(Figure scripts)
--------------------
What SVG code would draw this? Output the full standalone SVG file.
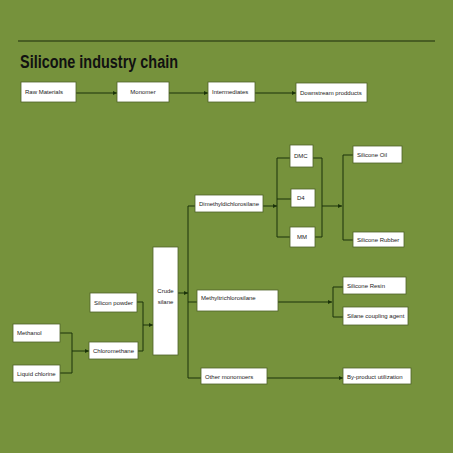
<svg xmlns="http://www.w3.org/2000/svg" width="453" height="453" viewBox="0 0 453 453">
<defs>
<marker id="ah" viewBox="0 0 6 6" refX="6" refY="3" markerWidth="4" markerHeight="4" orient="auto" markerUnits="userSpaceOnUse">
<path d="M0,0 L6,3 L0,6 z" fill="#1b330a"/>
</marker>
<style>
.box{fill:#ffffff;stroke:#4f6228;stroke-width:0.8}
.t{font-family:"Liberation Sans",Arial,sans-serif;font-size:6px;fill:#1a1a1a}
.c{stroke:#1b330a;stroke-width:1;fill:none}
.a{stroke:#1b330a;stroke-width:1;fill:none;marker-end:url(#ah)}
</style>
</defs>
<rect width="453" height="453" fill="#76923C"/>
<line x1="18" y1="41" x2="435" y2="41" stroke="#1a2a0a" stroke-width="1"/>
<text x="20" y="68" font-family="'Liberation Sans',Arial,sans-serif" font-weight="bold" font-size="18" fill="#111" textLength="158" lengthAdjust="spacingAndGlyphs">Silicone industry chain</text>

<g id="connectors">
<line class="a" x1="76" y1="93" x2="117" y2="93"/>
<line class="a" x1="169" y1="93" x2="208" y2="93"/>
<line class="a" x1="255" y1="93" x2="296" y2="93"/>
<polyline class="c" points="60,333 72,333 72,373 60,373"/>
<line class="a" x1="72" y1="351" x2="89" y2="351"/>
<polyline class="c" points="137,302 143,302 143,351 138,351"/>
<line class="a" x1="143" y1="325" x2="153" y2="325"/>
<line class="a" x1="178" y1="293" x2="188" y2="293"/>
<polyline class="c" points="195,206 188,206 188,378 201,378"/>
<line class="c" x1="188" y1="302" x2="197" y2="302"/>
<line class="a" x1="263" y1="206" x2="277" y2="206"/>
<polyline class="c" points="290,158 277,158 277,237 290,237"/>
<line class="c" x1="277" y1="199" x2="291" y2="199"/>
<polyline class="c" points="313,158 322,158 322,237 315,237"/>
<line class="a" x1="322" y1="206" x2="342" y2="206"/>
<polyline class="c" points="353,155 343,155 343,240 353,240"/>
<line class="a" x1="278" y1="302" x2="332" y2="302"/>
<polyline class="c" points="343,287 333,287 333,317 343,317"/>
<line class="a" x1="267" y1="378" x2="343" y2="378"/>
</g>

<g id="n-raw"><rect class="box" x="21" y="82" width="55" height="20"/><text class="t" x="25" y="94">Raw Materials</text></g>
<g id="n-monomer"><rect class="box" x="117" y="82" width="52" height="20"/><text class="t" x="143" y="94" text-anchor="middle">Monomer</text></g>
<g id="n-inter"><rect class="box" x="208" y="82" width="47" height="20"/><text class="t" x="212" y="94">Intermediates</text></g>
<g id="n-down"><rect class="box" x="296" y="83" width="71" height="19"/><text class="t" x="300" y="95">Downstream prodducts</text></g>

<g id="n-methanol"><rect class="box" x="13" y="324" width="47" height="18"/><text class="t" x="17" y="335">Methanol</text></g>
<g id="n-chlorine"><rect class="box" x="13" y="365" width="47" height="17"/><text class="t" x="17" y="376">Liquid chlorine</text></g>
<g id="n-silicon"><rect class="box" x="90" y="293" width="47" height="19"/><text class="t" x="94" y="305">Silicon powder</text></g>
<g id="n-chloromethane"><rect class="box" x="89" y="342" width="49" height="17"/><text class="t" x="93" y="353">Chloromethane</text></g>
<g id="n-crude"><rect class="box" x="153" y="247" width="25" height="108"/><text class="t" x="165.5" y="293" text-anchor="middle">Crude</text><text class="t" x="165.5" y="304" text-anchor="middle">silane</text></g>

<g id="n-dimethyl"><rect class="box" x="195" y="195" width="68" height="17"/><text class="t" x="199" y="206">Dimethyldichlorosilane</text></g>
<g id="n-dmc"><rect class="box" x="290" y="145" width="23" height="22"/><text class="t" x="294" y="158">DMC</text></g>
<g id="n-d4"><rect class="box" x="291" y="189" width="24" height="18"/><text class="t" x="297" y="200">D4</text></g>
<g id="n-mm"><rect class="box" x="290" y="227" width="25" height="20"/><text class="t" x="297" y="239">MM</text></g>
<g id="n-oil"><rect class="box" x="353" y="146" width="49" height="17"/><text class="t" x="357" y="157">Silicone Oil</text></g>
<g id="n-rubber"><rect class="box" x="353" y="232" width="51" height="15"/><text class="t" x="357" y="242">Silicone Rubber</text></g>

<g id="n-methyltri"><rect class="box" x="197" y="290" width="81" height="21"/><text class="t" x="201" y="300">Methyltrichlorosilane</text></g>
<g id="n-resin"><rect class="box" x="343" y="277" width="63" height="17"/><text class="t" x="347" y="288">Silicone Resin</text></g>
<g id="n-coupling"><rect class="box" x="343" y="307" width="65" height="18"/><text class="t" x="347" y="318">Silane coupling agent</text></g>
<g id="n-other"><rect class="box" x="201" y="368" width="66" height="16"/><text class="t" x="205" y="379">Other monomoers</text></g>
<g id="n-byproduct"><rect class="box" x="343" y="368" width="68" height="16"/><text class="t" x="347" y="379">By-product utilization</text></g>
</svg>
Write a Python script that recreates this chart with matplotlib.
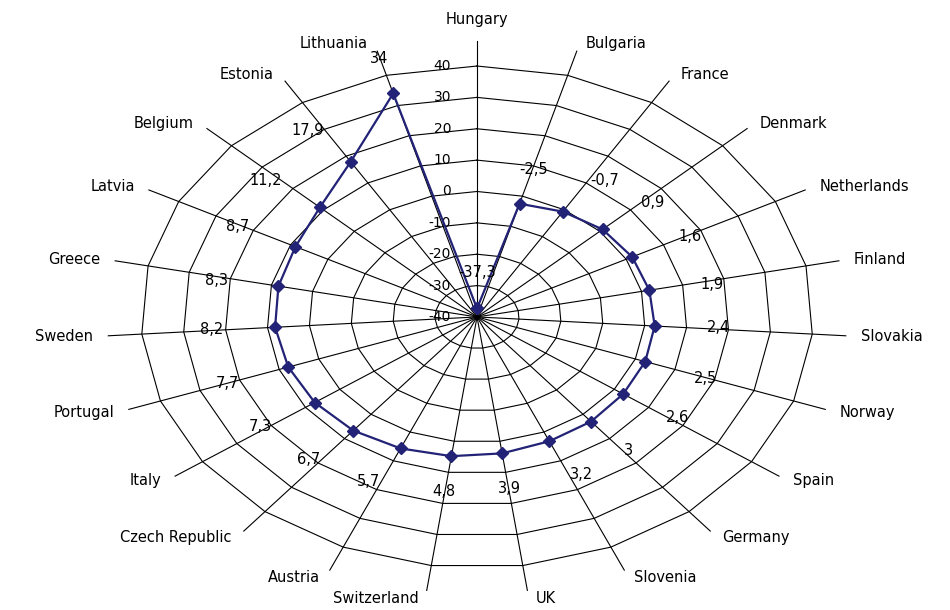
import numpy as np
import matplotlib
matplotlib.use("Agg")
import matplotlib.pyplot as plt

categories = ["Hungary", "Bulgaria", "France", "Denmark", "Netherlands", "Finland",
              "Slovakia", "Norway", "Spain", "Germany", "Slovenia", "UK",
              "Switzerland", "Austria", "Czech Republic", "Italy", "Portugal",
              "Sweden", "Greece", "Latvia", "Belgium", "Estonia", "Lithuania"]
values = [-37.3, -2.5, -0.7, 0.9, 1.6, 1.9, 2.4, 2.5, 2.6, 3.0, 3.2, 3.9,
          4.8, 5.7, 6.7, 7.3, 7.7, 8.2, 8.3, 8.7, 11.2, 17.9, 34.0]
rticks = [-40, -30, -20, -10, 0, 10, 20, 30, 40]

plt.rcParams['font.family'] = ['DejaVu Sans']

fig = plt.figure(figsize=(9.5, 6.1), dpi=100)
ax = fig.add_axes([0.1131, 0.0279, 0.7781, 0.905], projection='polar')
ax.set_theta_zero_location('N')
ax.set_theta_direction(-1)
ax.set_ylim(-40, 48)
ax.set_aspect('auto')
ax.grid(False)
ax.set_xticks([])
ax.set_yticks([])
ax.spines['polar'].set_visible(False)

n = len(categories)
theta = np.arange(n) * 2 * np.pi / n
closed = np.append(theta, theta[0])

# polygonal grid rings
for lv in rticks[1:]:
    ax.plot(closed, [lv] * (n + 1), color='black', lw=0.8, clip_on=False, zorder=1)
# spokes
for t in theta:
    ax.plot([t, t], [-40, 48], color='black', lw=0.8, clip_on=False, zorder=1)

# data series
ax.plot(closed, np.append(values, values[0]), color='#222276', lw=1.6,
        marker='D', ms=6, mfc='#222276', mec='#222276', zorder=5, clip_on=False)

# radial tick labels
for lv in rticks:
    ax.annotate(str(lv), xy=(0, lv), xytext=(-26, 0), textcoords='offset pixels',
                ha='right', va='center', fontsize=10, color='black')

# data labels
for t, v in zip(theta, values):
    s, c = np.sin(t), np.cos(t)
    ha = 'left' if s > 0.3 else ('right' if s < -0.3 else 'center')
    va = 'bottom' if c > 0.3 else ('top' if c < -0.3 else 'center')
    lab = f"{v:g}".replace('.', ',')
    ax.annotate(lab, xy=(t, v), xytext=(52 * s, 28 * c), textcoords='offset pixels',
                ha=ha, va=va, fontsize=10.5, color='black', zorder=6)

# category labels
for t, name in zip(theta, categories):
    s, c = np.sin(t), np.cos(t)
    if abs(s) < 0.05:
        ax.annotate(name, xy=(t, 48), xytext=(0, 14), textcoords='offset pixels',
                    ha='center', va='bottom', fontsize=10.5)
    else:
        sg = 1 if s > 0 else -1
        ax.annotate(name, xy=(t, 48), xytext=(sg * (7 + 8 * abs(s)), 8 * c),
                    textcoords='offset pixels', ha='left' if s > 0 else 'right',
                    va='center', fontsize=10.5)

fig.savefig("out.png", dpi=100, facecolor='white')
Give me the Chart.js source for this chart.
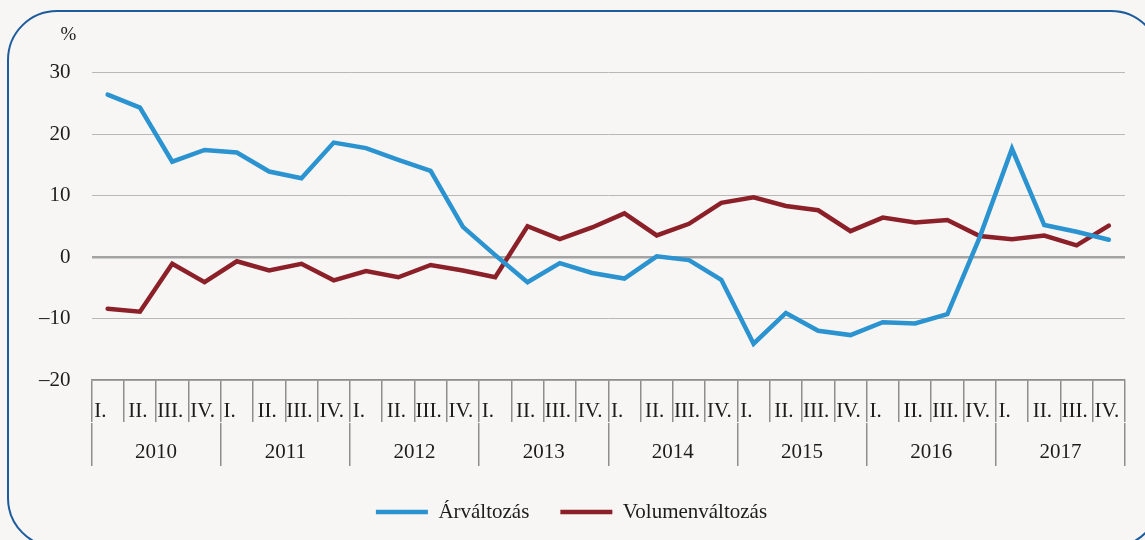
<!DOCTYPE html>
<html>
<head>
<meta charset="utf-8">
<script src="https://cdn.jsdelivr.net/npm/chart.js@4/dist/chart.umd.min.js"></script>
<style>
  body { margin: 0; background: #f7f6f4; overflow: hidden; }
  #wrap { position: relative; width: 1145px; height: 540px; }
  #frame {
    position: absolute; left: 7px; top: 10px; width: 1150px; height: 534px;
    border: 2px solid #1d5c9c; border-radius: 50px;
  }
  #chart { position: absolute; left: 0; top: 0; }
</style>
</head>
<body>
<div id="wrap">
  <div id="frame"></div>
  <canvas id="chart" width="1145" height="540"></canvas>
</div>
<script>
const years = ["2010", "2011", "2012", "2013", "2014", "2015", "2016", "2017"];
const quarterNames = ["I.", "II.", "III.", "IV."];
const quarters = years.flatMap(() => quarterNames);

const arValtozas = [
  26.4, 24.3, 15.5, 17.4, 17.0, 13.9, 12.8, 18.6,
  17.7, 15.8, 14.0, 4.9, 0.3, -4.1, -1.0, -2.6,
  -3.5, 0.1, -0.5, -3.7, -14.1, -9.1, -12.0, -12.7,
  -10.6, -10.8, -9.3, 3.2, 17.6, 5.2, 4.1, 2.8,
];
const volumenValtozas = [
  -8.4, -8.9, -1.1, -4.1, -0.7, -2.2, -1.1, -3.8,
  -2.3, -3.3, -1.3, -2.2, -3.3, 5.0, 2.9, 4.8,
  7.1, 3.5, 5.4, 8.8, 9.7, 8.3, 7.6, 4.2,
  6.4, 5.6, 6.0, 3.4, 2.9, 3.5, 1.9, 5.1,
];

const serif = "'Liberation Serif', 'DejaVu Serif', serif";
const textColor = "#1c1c1c";
const tableColor = "#8e8e8e";

Chart.defaults.font.family = serif;
Chart.defaults.font.size = 21;
Chart.defaults.color = textColor;

// "%" unit label above the y axis
const unitLabel = {
  id: "unitLabel",
  afterDraw(chart) {
    const { ctx, scales } = chart;
    ctx.save();
    ctx.font = "19px " + serif;
    ctx.fillStyle = textColor;
    ctx.textAlign = "center";
    ctx.textBaseline = "middle";
    ctx.fillText("%", scales.y.right - 23, 35);
    ctx.restore();
  },
};

// empty axis title, only used to give an axis its height
const spacer = (h) => ({
  display: true,
  text: "",
  padding: 0,
  font: { size: 10, lineHeight: h / 10 },
});

new Chart(document.getElementById("chart"), {
  type: "line",
  plugins: [unitLabel],
  data: {
    labels: quarters,
    datasets: [
      {
        label: "Árváltozás",
        data: arValtozas,
        borderColor: "#2a93d0",
        backgroundColor: "#2a93d0",
        borderWidth: 4.5,
        borderCapStyle: "round",
        pointRadius: 0,
        pointStyle: "line",
        tension: 0,
      },
      {
        label: "Volumenváltozás",
        data: volumenValtozas,
        borderColor: "#8c2029",
        backgroundColor: "#8c2029",
        borderWidth: 4.5,
        borderCapStyle: "round",
        pointRadius: 0,
        pointStyle: "line",
        tension: 0,
      },
    ],
  },
  options: {
    responsive: false,
    animation: false,
    layout: { padding: { left: 18, right: 20, top: 72.5, bottom: 7.5 } },
    plugins: {
      tooltip: { enabled: false },
      legend: {
        position: "bottom",
        labels: {
          usePointStyle: true,
          pointStyleWidth: 52,
          padding: 31,
          color: textColor,
          font: { size: 21 },
        },
      },
    },
    scales: {
      y: {
        min: -20,
        max: 30,
        ticks: {
          stepSize: 10,
          padding: 21,
          callback: (v) => String(v).replace("-", "\u2013"),
        },
        grid: {
          drawTicks: false,
          color: (c) => (c.tick.value === 0 ? "#a3a3a3" : "#b8b8b8"),
          lineWidth: (c) => (c.tick.value === 0 ? 2.5 : 1),
        },
        border: { display: false },
      },
      x: {
        position: "bottom",
        offset: true,
        ticks: {
          autoSkip: false,
          maxRotation: 0,
          padding: -23.6,
          labelOffset: -2,
          callback: (v, i) => (quarters[i] === "I." ? "I.\u2002" : quarters[i]),
        },
        grid: {
          offset: true,
          drawOnChartArea: false,
          tickLength: 42,
          color: tableColor,
          lineWidth: 1.5,
        },
        border: { display: true, color: tableColor, width: 1.5 },
        title: spacer(23),
      },
      x2: {
        type: "category",
        labels: years,
        position: "bottom",
        offset: true,
        ticks: {
          autoSkip: false,
          maxRotation: 0,
          padding: -26.6,
        },
        grid: {
          offset: true,
          drawOnChartArea: false,
          tickLength: 43,
          color: tableColor,
          lineWidth: 1.5,
        },
        border: { display: false },
        title: spacer(32.5),
      },
    },
  },
});
</script>
</body>
</html>
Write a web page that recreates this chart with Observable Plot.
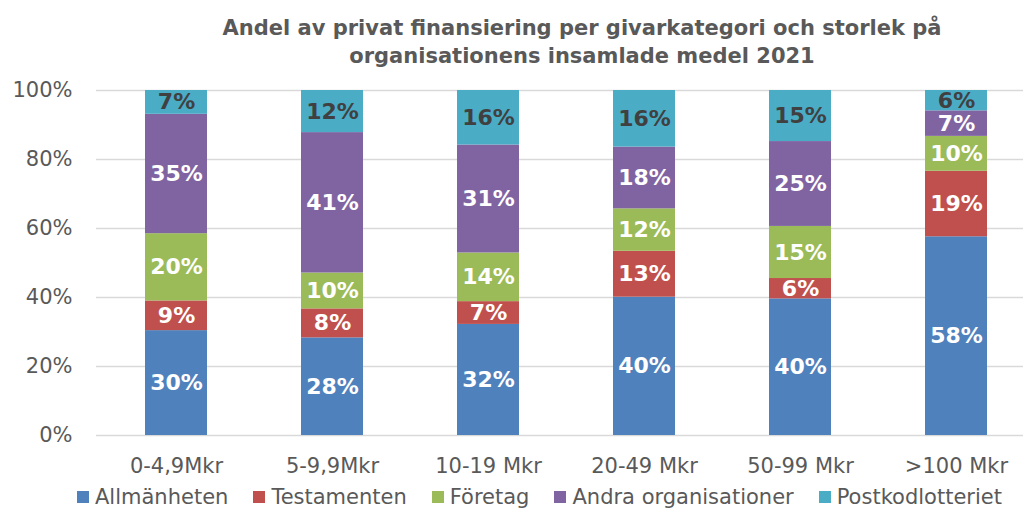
<!DOCTYPE html>
<html>
<head>
<meta charset="utf-8">
<script src="https://cdn.jsdelivr.net/npm/d3@7"></script>
<script src="https://cdn.jsdelivr.net/npm/@observablehq/plot@0.6"></script>
<style>
  html, body { margin: 0; padding: 0; background: #fff; }
  body { width: 1023px; height: 510px; overflow: hidden; position: relative; font-family: "DejaVu Sans", Verdana, sans-serif; }
  #title { position: absolute; left: 0; top: 14px; width: 1164px; text-align: center; font-weight: bold; font-size: 21px; line-height: 28px; color: #595959; }
  #chart { position: absolute; left: 0; top: 72px; }
  #legend { position: absolute; left: 77px; top: 485px; display: flex; gap: 25px; font-size: 21px; line-height: 24px; color: #595959; white-space: nowrap; }
  .item { display: flex; align-items: center; gap: 6px; }
  .sw { width: 12px; height: 12px; display: inline-block; }
</style>
</head>
<body>
<div id="title">Andel av privat finansiering per givarkategori och storlek på<br>organisationens insamlade medel 2021</div>
<div id="chart"></div>
<div id="legend"></div>
<script>
const categories = ["0-4,9Mkr", "5-9,9Mkr", "10-19 Mkr", "20-49 Mkr", "50-99 Mkr", ">100 Mkr"];
const seriesNames = ["Allmänheten", "Testamenten", "Företag", "Andra organisationer", "Postkodlotteriet"];
const seriesColors = ["#4F81BD", "#C0504D", "#9BBB59", "#8064A2", "#4BACC6"];
const allmanheten = [30.4, 28.3, 32.2, 40.1, 39.6, 57.6];
const testamenten = [8.6, 8.4, 6.6, 13.3, 5.9, 19.0];
const foretag = [19.5, 10.4, 14.1, 12.3, 15.1, 10.1];
const andraOrg = [34.6, 40.7, 31.3, 17.9, 24.6, 7.4];
const postkod = [6.9, 12.2, 15.8, 16.4, 14.8, 5.9];
const yTicks = [0, 20, 40, 60, 80, 100];

const seriesValues = [allmanheten, testamenten, foretag, andraOrg, postkod];
const data = [];
seriesNames.forEach((s, i) => {
  categories.forEach((c, j) => {
    data.push({cat: c, series: s, value: seriesValues[i][j]});
  });
});

const chart = Plot.plot({
  width: 1023,
  height: 410,
  marginLeft: 96,
  marginRight: 0,
  marginTop: 18,
  marginBottom: 47,
  style: {fontFamily: "'DejaVu Sans', Verdana, sans-serif", fontSize: "21px", color: "#595959", background: "white"},
  x: {domain: categories, range: [96, 1036], paddingInner: 0.604, paddingOuter: 0.302, label: null},
  y: {domain: [0, 100], label: null},
  color: {domain: seriesNames, range: seriesColors},
  marks: [
    Plot.ruleY(yTicks, {stroke: "#d9d9d9", strokeWidth: 1.5}),
    Plot.barY(data, {x: "cat", y: "value", fill: "series", order: seriesNames}),
    Plot.text(data, Plot.stackY({
      x: "cat", y: "value", z: "series", order: seriesNames,
      text: d => Math.round(d.value) + "%",
      fill: d => d.series === "Postkodlotteriet" ? "#404040" : "#ffffff",
      fontWeight: "bold", fontSize: 22
    })),
    Plot.axisY(yTicks, {tickSize: 0, tickPadding: 24, tickFormat: d => d + "%", label: null, fill: "#595959"}),
    Plot.axisX({tickSize: 0, tickPadding: 23, label: null, fill: "#595959"})
  ]
});
document.getElementById("chart").appendChild(chart);

const legend = document.getElementById("legend");
seriesNames.forEach((s, i) => {
  const item = document.createElement("div");
  item.className = "item";
  const sw = document.createElement("span");
  sw.className = "sw";
  sw.style.background = seriesColors[i];
  const t = document.createElement("span");
  t.textContent = s;
  item.appendChild(sw);
  item.appendChild(t);
  legend.appendChild(item);
});
</script>
</body>
</html>
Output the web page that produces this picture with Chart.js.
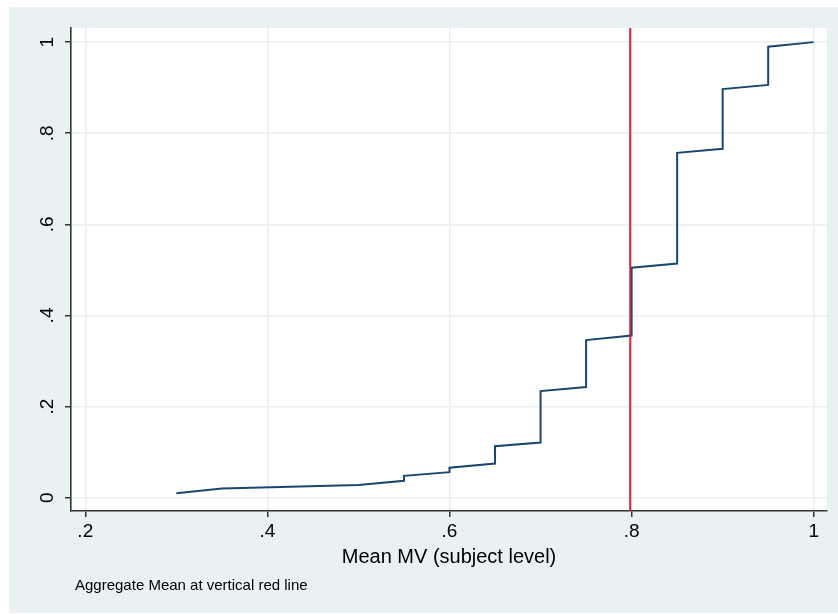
--------------------
OBJECTIVE
Extract all lines containing the word "that".

RESPONSE TO THE EXERCISE
Write a Python script that recreates this chart with matplotlib.
Write a web page that recreates this chart with Observable Plot.
Output the web page that produces this picture with Chart.js.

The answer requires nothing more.